A friend of mine – a GOOD friend of mine – hurt my feelings recently. I saw her the next night and I was a complete bitch to her. I was. I admit it.
I went home, totally embarrassed that I acted that way. I had ignored her. I had looked away. I was rude and it made me uncomfortable.
This person would give me her heart if I needed it. There is no way on earth she meant to hurt my feelings in any way. I knew that. But still…I treated her poorly, and that was wrong.
I texted her the next day and apologized for my behavior. She apologized for hurting my feelings and asked what she had done.
And this is the point of this little post: SHE hadn’t done anything. Not anything at all. MY REACTION to what she hadn’t even done was what caused the drama in my head.
I realized that I needed to control my reaction to things that happened. Instead of being this big ball of feelings, the feelings needed to be a separate thing that I was simply experiencing. Feelings change – my actions in response to those feelings are a big deal because I bring other people into the drama I’m creating in my head.
What am I talking about? Glad you asked. Let me set some things up for you.
Dishes are in sink instead of dishwasher. I immediately get frustrated and want to move to the beach. Alone. This is my thing – I HATE dirty dishes in my sink. They should be in the dishwasher OR if said dishwasher is clean, then by all means…you know – UNLOAD IT! I’m chill about every other household chore, but this one thing drives me crazy. Everyone knows it. It is not a secret. It’s not a secret because I call a family meeting almost every single day about this one thing. It is discussed. I demonstrate the way to load and unload the dishwasher. Eyes are rolled. “We know, Mom,” is uttered a hundred times. I may yell and threaten. People may cry. It’s a fun part of the day.
Someone says something snarky and rude to me. On purpose. It is meant to hurt. It may be about the fact that I homeschool, the fact that we don’t eat pork or shellfish, our choice of holidays to celebrate/not celebrate, my looks, my kids, I mean…c’mon. It could be anything. I’m a semi-Jewish homeschool mom who owns a tech related business in Arkansas. Just pick an aspect of that and run with it.

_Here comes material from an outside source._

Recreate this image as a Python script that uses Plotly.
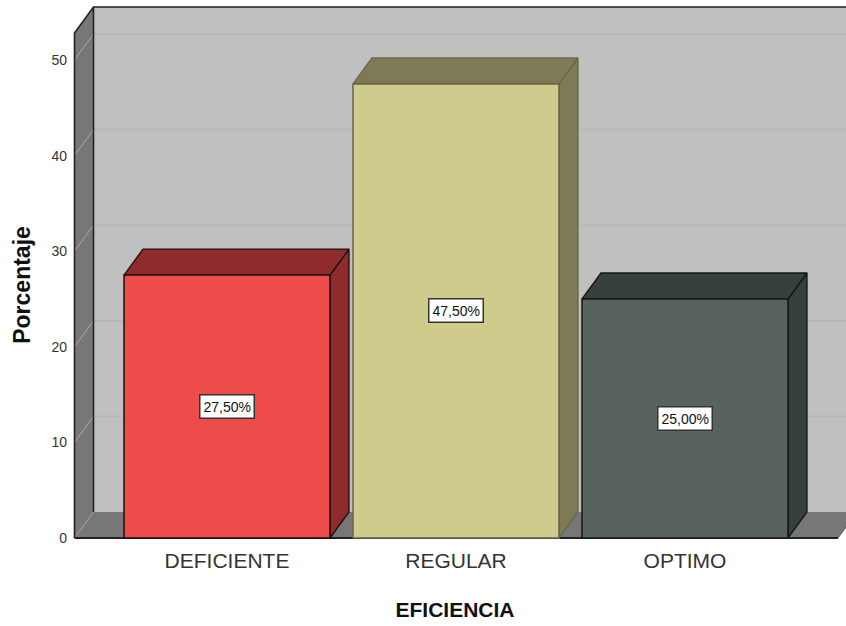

Other people are innocently living their lives, doing what they do, and not thinking about little ol’ me at all. The creeps. Anyway, they face their own situations and react to them to the way they do. I am not in their brain at all, but they way they react to the situations in their life cause me to experience my own feelings of whatever the heck I’m feeling that day. So, for example, someone has a crappy day at work, I see them and they are rude to me, and then I spend the rest of the night wondering what I did to that person.
Each situation happens a lot. A lot. I can’t control other people – and believe me, I’ve spent most of my life trying. I just can’t. It’s not my super power. What I can control is my reaction to other people and situations. This is what I’m trying to do – and I think this may be the key (or one of the keys) to living a happier life.

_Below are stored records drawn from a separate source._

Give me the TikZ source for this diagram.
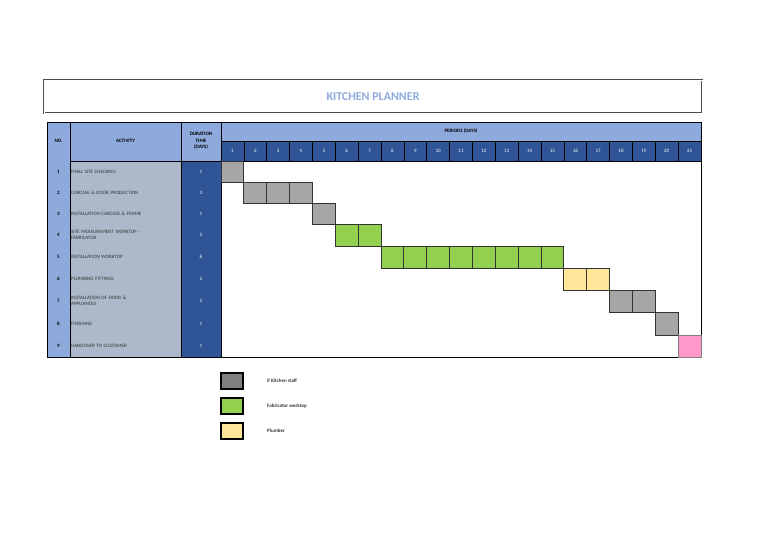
\documentclass[tikz,border=0pt]{standalone}
\usepackage{fontspec}
\setmainfont{Carlito}
\definecolor{lblue}{HTML}{8EA9DB}
\definecolor{dblue}{HTML}{2F5597}
\definecolor{gblue}{HTML}{ACB9CA}
\definecolor{kgray}{HTML}{A6A6A6}
\definecolor{fgreen}{HTML}{92D050}
\definecolor{pyellow}{HTML}{FFE699}
\definecolor{hpink}{HTML}{FF99CC}
\tikzset{
  cell/.style={draw=black,semithick},
  bar/.style={draw=black!80,line width=1pt},
  txt/.style={font=\fontsize{5}{6}\selectfont\bfseries,inner sep=1pt},
  rowtxt/.style={txt,font=\fontsize{5}{6}\selectfont,text=black!80,anchor=west,align=left,text width=105pt}
}
\begin{document}
\begin{tikzpicture}[x=1pt,y=-1pt]
	\useasboundingbox (0,0) rectangle (768,543);
	%title
	\draw[double,double distance=1pt,thick,draw=black!70] (44,80) rectangle (702,113);
	\node[text=lblue,font=\fontsize{12}{14}\selectfont\bfseries] (title) at (373,97) {KITCHEN PLANNER};
	%header
	\filldraw[cell,fill=lblue] (47,122) rectangle (70,357);
	\filldraw[cell,fill=lblue] (70,122) rectangle (181,161);
	\filldraw[cell,fill=gblue] (70,161) rectangle (181,357);
	\filldraw[cell,fill=lblue] (181,122) rectangle (221,161);
	\filldraw[cell,fill=dblue] (181,161) rectangle (221,357);
	\filldraw[cell,fill=lblue] (221,122) rectangle (701,141);
	\draw[cell] (221,161) rectangle (701,357);
	\node[txt] (no) at (58.5,141) {NO.};
	\node[txt] (act) at (125.5,141) {ACTIVITY};
	\node[txt,align=center,font=\fontsize{5}{6.5}\selectfont\bfseries] (dur) at (201,141) {DURATION\\TIME\\(DAYS)};
	\node[txt] (per) at (461,131) {PERIODS (DAYS)};
	\foreach \d in {1,...,21}{
		\filldraw[cell,fill=dblue] ({221+(\d-1)*480/21},141) rectangle ({221+\d*480/21},161);
		\node[txt,text=white,font=\fontsize{5}{6}\selectfont] (d\d) at ({221+(\d-0.5)*480/21},151) {\d};
	}
	%activities
	\foreach \i/\t/\b/\n/\a in {1/161/182/1/FINAL SITE CHECKING,2/182/203/3/CARCASE \& DOOR PRODUCTION,3/203/224/1/INSTALLATION CARCASE \& FRAME,4/224/246/2/SITE MEASUREMENT WORKTOP -\\FABRICATOR,5/246/268/8/INSTALLATION WORKTOP,6/268/290/2/PLUMBING FITTINGS,7/290/312/2/INSTALLATION OF DOOR \&\\APPLIANCES,8/312/335/1/FINISHING,9/335/357/1/HANDOVER TO CUSTOMER}{
		\node[txt] (n\i) at (58.5,{(\t+\b)/2}) {\i};
		\node[rowtxt] (a\i) at (70,{(\t+\b)/2}) {\a};
		\node[txt,text=white,font=\fontsize{5}{6}\selectfont] (t\i) at (201,{(\t+\b)/2}) {\n};
	}
	%bars
	\foreach \d/\t/\b/\c in {1/161/182/kgray,2/182/203/kgray,3/182/203/kgray,4/182/203/kgray,5/203/224/kgray,6/224/246/fgreen,7/224/246/fgreen,8/246/268/fgreen,9/246/268/fgreen,10/246/268/fgreen,11/246/268/fgreen,12/246/268/fgreen,13/246/268/fgreen,14/246/268/fgreen,15/246/268/fgreen,16/268/290/pyellow,17/268/290/pyellow,18/290/312/kgray,19/290/312/kgray,20/312/335/kgray}{
		\filldraw[bar,fill=\c] ({221+(\d-1)*480/21},\t) rectangle ({221+\d*480/21},\b);
	}
	\filldraw[draw=black!50,fill=hpink] ({221+20*480/21},335) rectangle (701,357);
	%legend
	\foreach \y/\c/\l in {373/gray/if Kitchen staff,398/fgreen/Fabricator worktop,423/pyellow/Plumber}{
		\filldraw[draw=black,line width=1.5pt,fill=\c] (221,\y) rectangle (243,\y+16);
		\node[txt,anchor=west,text=black!80] at (266,\y+8) {\l};
	}
\end{tikzpicture}
\end{document}
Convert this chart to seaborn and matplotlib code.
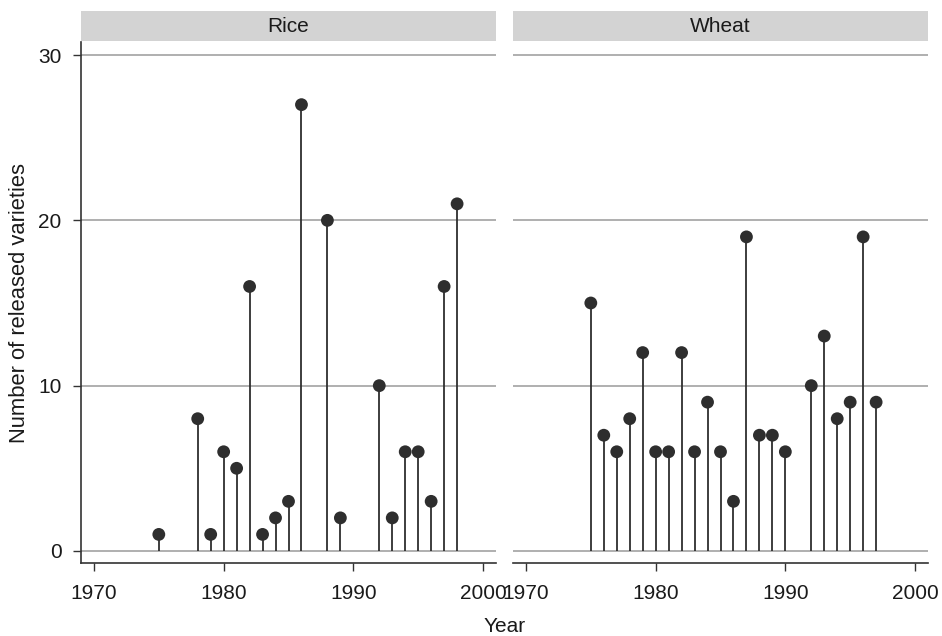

So…anyway, what I’ve started to do is separate my feeling from the rest of me. Yep. If I could hold the feeling in the palm in my hand and examine it, what would it look like? What caused me to feel that way? Is this a real feeling or just something I’m making up? Should I say something about this feeling or just let it go? Is this feeling so heavy that it’s weighing me down or is this something that will be gone by morning? Is this feeling worth treating the people around my crappy and making them feel the way I do or this just a gut reaction to a temporary situation? Why react with hate, anger, and tears to someone that is trying to make you feel those exact emotions? Why give them that power over you?
I’m not trying to preach or anything, but this really has helped me the last couple of weeks. Instead of reacting to things like I normally would, I’ve taken the time to separate myself from what I’m feeling. I’m in control instead of letting my ever-changing feelings take over my life.
And the dishes? Yes, the dishes…my reaction to that has changed as well.
I eat on clean dishes.
If the rest of them want clean dishes, I’m quite certain they know all about the dishwasher.